1. **Combine the log parts:** We have two `log` terms that both have a little `8` (that's called the base!). When you add two `log` terms with the same base, it's like you can squish them into one `log` by multiplying the numbers *inside* them. So, `log_8(x + 7) + log_8(x)` becomes `log_8((x + 7) * x)`. When we multiply `(x + 7)` by `x`, we get `x*x + 7*x`, which is `x^2 + 7x`. So now our equation looks much simpler: `log_8(x^2 + 7x) = 1`.

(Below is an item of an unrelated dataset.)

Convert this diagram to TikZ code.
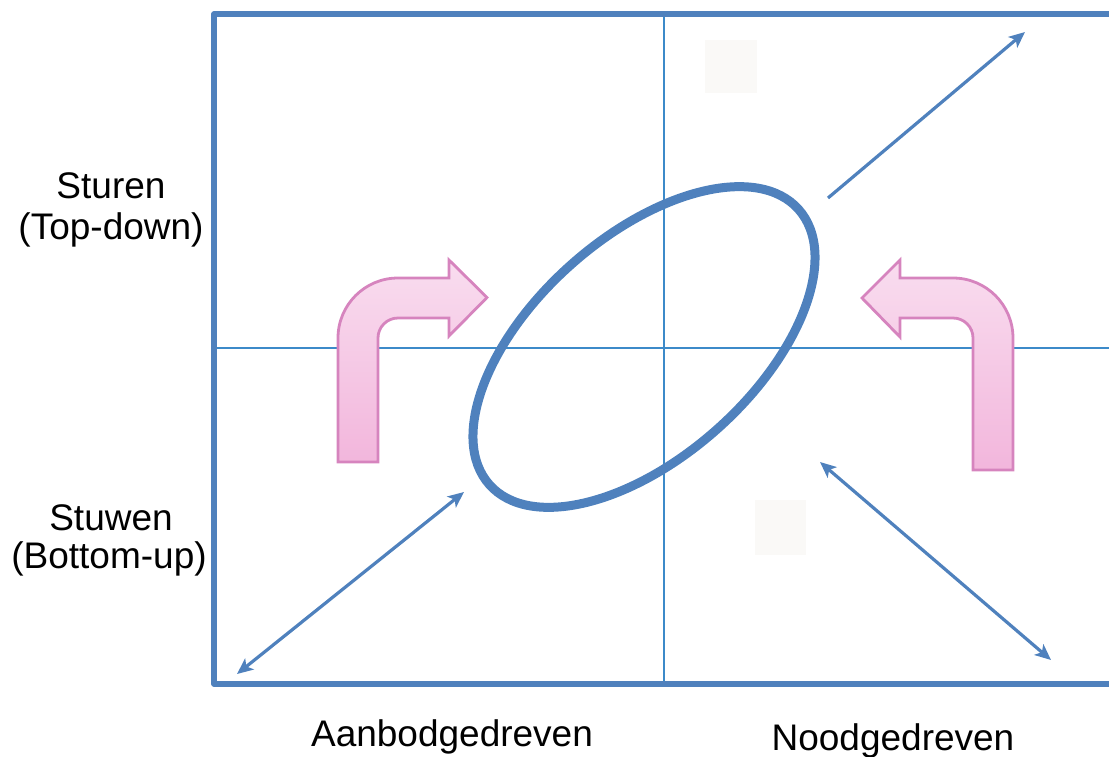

2. **Unpack the log:** What does `log_8(something) = 1` really mean? It's like asking: "If I take the little number (which is 8) and raise it to the power of the number on the other side of the equals sign (which is 1), what do I get?" You get the "something" that was inside the `log`! So, `8^1 = x^2 + 7x`. And `8^1` is just 8! So, we have `8 = x^2 + 7x`.

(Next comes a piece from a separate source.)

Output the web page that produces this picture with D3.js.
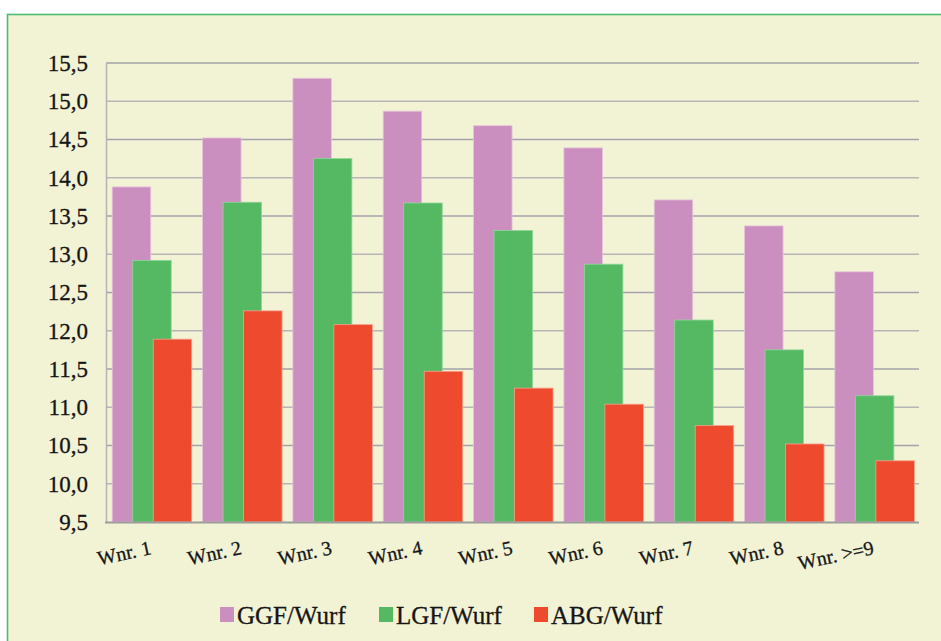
<!DOCTYPE html>
<html>
<head>
<meta charset="utf-8">
<script src="https://cdn.jsdelivr.net/npm/d3@7"></script>
<style>
  html, body { margin: 0; padding: 0; background: #ffffff; }
  svg { display: block; }
  svg text {
    font-family: "Liberation Serif", "Times New Roman", Times, "Nimbus Roman", "DejaVu Serif", serif;
    stroke: #161616; stroke-width: 0.3px;
  }
</style>
</head>
<body>
<svg id="chart" width="941" height="641"></svg>
<script>
// Würfe (litter number) categories
const categories = ["Wnr. 1", "Wnr. 2", "Wnr. 3", "Wnr. 4", "Wnr. 5", "Wnr. 6", "Wnr. 7", "Wnr. 8", "Wnr. >=9"];
// per-litter values
const ggf = [13.88, 14.52, 15.30, 14.87, 14.68, 14.39, 13.71, 13.37, 12.77];
const lgf = [12.92, 13.68, 14.25, 13.67, 13.31, 12.87, 12.14, 11.75, 11.15];
const abg = [11.89, 12.26, 12.08, 11.47, 11.25, 11.04, 10.76, 10.52, 10.30];
const yTicks = [9.5, 10.0, 10.5, 11.0, 11.5, 12.0, 12.5, 13.0, 13.5, 14.0, 14.5, 15.0, 15.5];
const seriesNames = ["GGF/Wurf", "LGF/Wurf", "ABG/Wurf"];
const seriesColors = ["#cb8fbf", "#54b962", "#ee4a2d"];
const seriesStrokes = ["#e6c2dc", "#8fd79a", "#f8a08c"];

const svg = d3.select("#chart");

// panel background with green frame
svg.append("rect")
  .attr("x", 7.5).attr("y", 14.5)
  .attr("width", 960).attr("height", 660)
  .attr("fill", "#f2f2d4")
  .attr("stroke", "#4dbb72").attr("stroke-width", 1.6);

const plot = { left: 106, right: 919, top: 63, bottom: 522 };

const x = d3.scaleBand()
  .domain(categories)
  .range([plot.left, plot.right])
  .paddingInner(0)
  .paddingOuter(0);

const y = d3.scaleLinear()
  .domain([9.5, 15.5])
  .range([plot.bottom, plot.top]);

// horizontal gridlines
svg.append("g")
  .selectAll("line")
  .data(yTicks.slice(1))
  .join("line")
  .attr("x1", plot.left).attr("x2", plot.right)
  .attr("y1", d => y(d)).attr("y2", d => y(d))
  .attr("stroke", (d, i) => i % 2 ? "#a2a2aa" : "#b6b6b6")
  .attr("stroke-width", 1.5);

// y axis labels
const yAxis = d3.axisLeft(y)
  .tickValues(yTicks)
  .tickSize(0)
  .tickPadding(18)
  .tickFormat(d => d3.format(".1f")(d).replace(".", ","));

const gy = svg.append("g")
  .attr("transform", `translate(${plot.left},0)`)
  .call(yAxis);
gy.attr("font-family", null);
gy.select(".domain").attr("stroke", "#b4b4b4").attr("stroke-width", 1.5);
gy.selectAll("text")
  .attr("font-size", 23)
  .attr("fill", "#161616");

// overlapping bars: each series shifted right within the group
const barW = 38.5;
const step = 20.5;
const groupW = barW + 2 * step;
const offset = (x.bandwidth() - groupW) / 2 + 0.8;

const seriesData = [ggf, lgf, abg];
seriesData.forEach((vals, s) => {
  svg.append("g")
    .selectAll("rect")
    .data(vals)
    .join("rect")
    .attr("x", (d, i) => x(categories[i]) + offset + s * step)
    .attr("y", d => y(d))
    .attr("width", barW)
    .attr("height", d => y(9.5) - y(d))
    .attr("fill", seriesColors[s])
    .attr("stroke", seriesStrokes[s])
    .attr("stroke-width", 0.8);
});

// bottom axis line
svg.append("line")
  .attr("x1", plot.left - 1).attr("x2", plot.right)
  .attr("y1", plot.bottom + 0.5).attr("y2", plot.bottom + 0.5)
  .attr("stroke", "#9c9c9c").attr("stroke-width", 2.2);

// rotated category labels
svg.append("g")
  .selectAll("text")
  .data(categories)
  .join("text")
  .attr("transform", d => `translate(${x(d) + x.bandwidth() / 2 + 1},554) rotate(-12)`)
  .attr("text-anchor", "end")
  .attr("font-size", 20)
  .attr("fill", "#161616")
  .text(d => d);

// legend
const legendX = [220, 379, 534];
const legend = svg.append("g");
seriesNames.forEach((name, i) => {
  legend.append("rect")
    .attr("x", legendX[i]).attr("y", 607)
    .attr("width", 14).attr("height", 15)
    .attr("fill", seriesColors[i]);
  legend.append("text")
    .attr("x", legendX[i] + 17).attr("y", 624)
    .attr("font-size", 25)
    .attr("fill", "#161616")
    .text(name);
});
</script>
</body>
</html>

3. **Make it a friendly equation:** To solve equations like `x^2 + 7x = 8`, it's usually easiest if one side is zero. We can do this by moving the `8` from the left side to the right side. When you move a number to the other side of the equals sign, you change its sign. So, we subtract 8 from both sides: `0 = x^2 + 7x - 8`. Now it looks like a puzzle where we need to find `x`!

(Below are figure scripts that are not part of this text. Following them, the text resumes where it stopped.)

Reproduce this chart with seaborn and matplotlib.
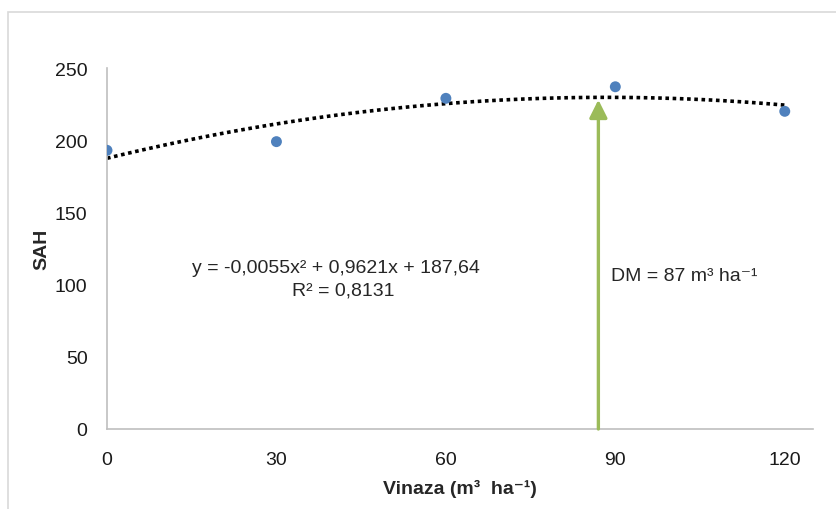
import matplotlib
matplotlib.use("Agg")
import matplotlib.pyplot as plt
from matplotlib.patches import Rectangle
import seaborn as sns

# dados
vinaza = [0, 30, 60, 90, 120]
sah = [193, 199, 229, 237, 220]
dm = 87
dm_top = 228
eq_text = "y = -0,0055x² + 0,9621x + 187,64"
r2_text = "R² = 0,8131"
dm_text = "DM = 87 m³ ha⁻¹"
x_ticks = [0, 30, 60, 90, 120]
y_ticks = [0, 50, 100, 150, 200, 250]

sns.set_theme(style="white")
plt.rcParams["font.family"] = ["Liberation Sans", "DejaVu Sans"]

fig = plt.figure(figsize=(8.37, 5.10), dpi=100)
ax = fig.add_axes([107 / 837, 80 / 510, (813 - 107) / 837, (430 - 69) / 510])

# borda da área do gráfico (cortada à direita e embaixo)
fig.patches.append(Rectangle((8 / 837, -0.1), 1.2, 1.1 - 13 / 510,
                             transform=fig.transFigure, fill=False,
                             edgecolor="#D9D9D9", linewidth=1.2))

# linha de tendência polinomial (ordem 2)
sns.regplot(x=vinaza, y=sah, order=2, ci=None, scatter=False, ax=ax,
            line_kws=dict(color="black", linestyle=(0, (1, 1)), linewidth=2.6))
sns.scatterplot(x=vinaza, y=sah, ax=ax, color="#4F81BD", s=62,
                edgecolor="none", zorder=5)

# seta da dose de máxima
ax.annotate("", xy=(dm, dm_top), xytext=(dm, 0),
            arrowprops=dict(arrowstyle="-|>,head_length=0.9,head_width=0.45",
                            color="#9BBB59", linewidth=2.4, shrinkA=0, shrinkB=0))

ax.text(15.0, 112, eq_text, ha="left", va="center", fontsize=14)
ax.text(32.7, 96.5, r2_text, ha="left", va="center", fontsize=14)
ax.text(89.3, 106, dm_text, ha="left", va="center", fontsize=14)

ax.set_xlim(0, 125)
ax.set_ylim(0, 250)
ax.set_xticks(x_ticks)
ax.set_yticks(y_ticks)
ax.tick_params(axis="both", length=0, labelsize=14, colors="#1a1a1a", pad=14)
ax.tick_params(axis="x", pad=16)

ax.set_xlabel("Vinaza (m³  ha⁻¹)", fontsize=14, fontweight="bold", labelpad=8)
ax.set_ylabel("SAH", fontsize=14, fontweight="bold", labelpad=3)

sns.despine(ax=ax)
for side in ["left", "bottom"]:
    ax.spines[side].set_color("#BFBFBF")
    ax.spines[side].set_linewidth(1.2)

plt.savefig("out.png", dpi=100)
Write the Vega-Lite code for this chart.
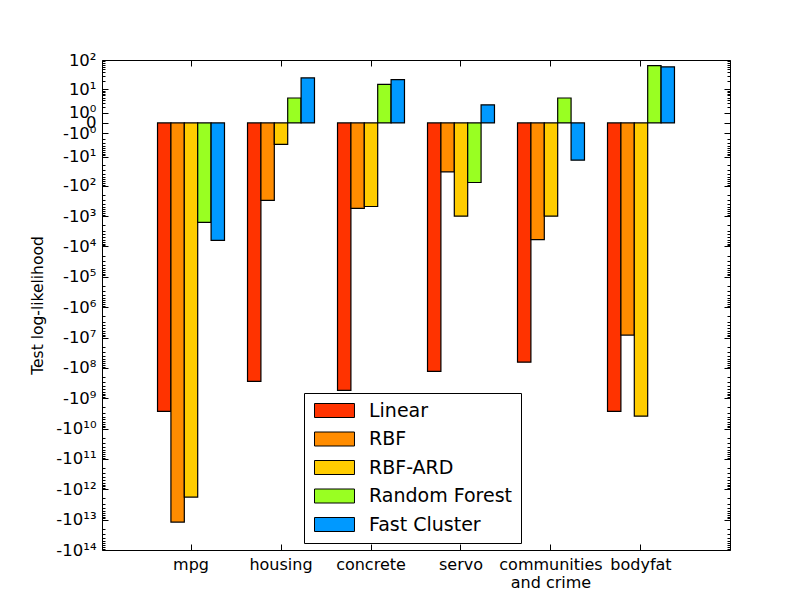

4. **Find the mystery numbers (Factoring!):** We need to find two numbers that, when you multiply them, give you `-8` (the last number in our equation), and when you add them, give you `7` (the middle number with the `x`). Let's think of pairs of numbers that multiply to 8: (1, 8), (2, 4). Now, let's think about how to get -8 and sum to 7. If we pick `-1` and `8`:
* `-1 * 8 = -8` (Perfect!)
* `-1 + 8 = 7` (Perfect again!)
So, we can rewrite our equation as `(x - 1)(x + 8) = 0`. For two things multiplied together to be zero, one of them *has* to be zero.
* So, either `x - 1 = 0` (which means `x = 1`)
* OR `x + 8 = 0` (which means `x = -8`)

5. **Check our answers (Super important for logs!):** This is a crucial step! The number inside a `log` can *never* be zero or negative. Let's check our possible answers:
* **If x = -8:** Look at the original problem: `log_8(x + 7) + log_8(x)`. If we put -8 in, we'd have `log_8(-8)` and `log_8(-8 + 7) = log_8(-1)`. Uh oh! We can't take the `log` of a negative number. So, `x = -8` is NOT a real solution.
* **If x = 1:** Let's put 1 back into the original problem: `log_8(1 + 7) + log_8(1)`. This becomes `log_8(8) + log_8(1)`.
* `log_8(8)` asks: "8 to what power gives you 8?" The answer is `1` (because `8^1 = 8`).
* `log_8(1)` asks: "8 to what power gives you 1?" The answer is `0` (because `8^0 = 1`).
* So, we get `1 + 0 = 1`. This matches the right side of our original equation! It works perfectly!

Since only `x = 1` makes the original equation true and doesn't break the rules of logs, it's our only answer!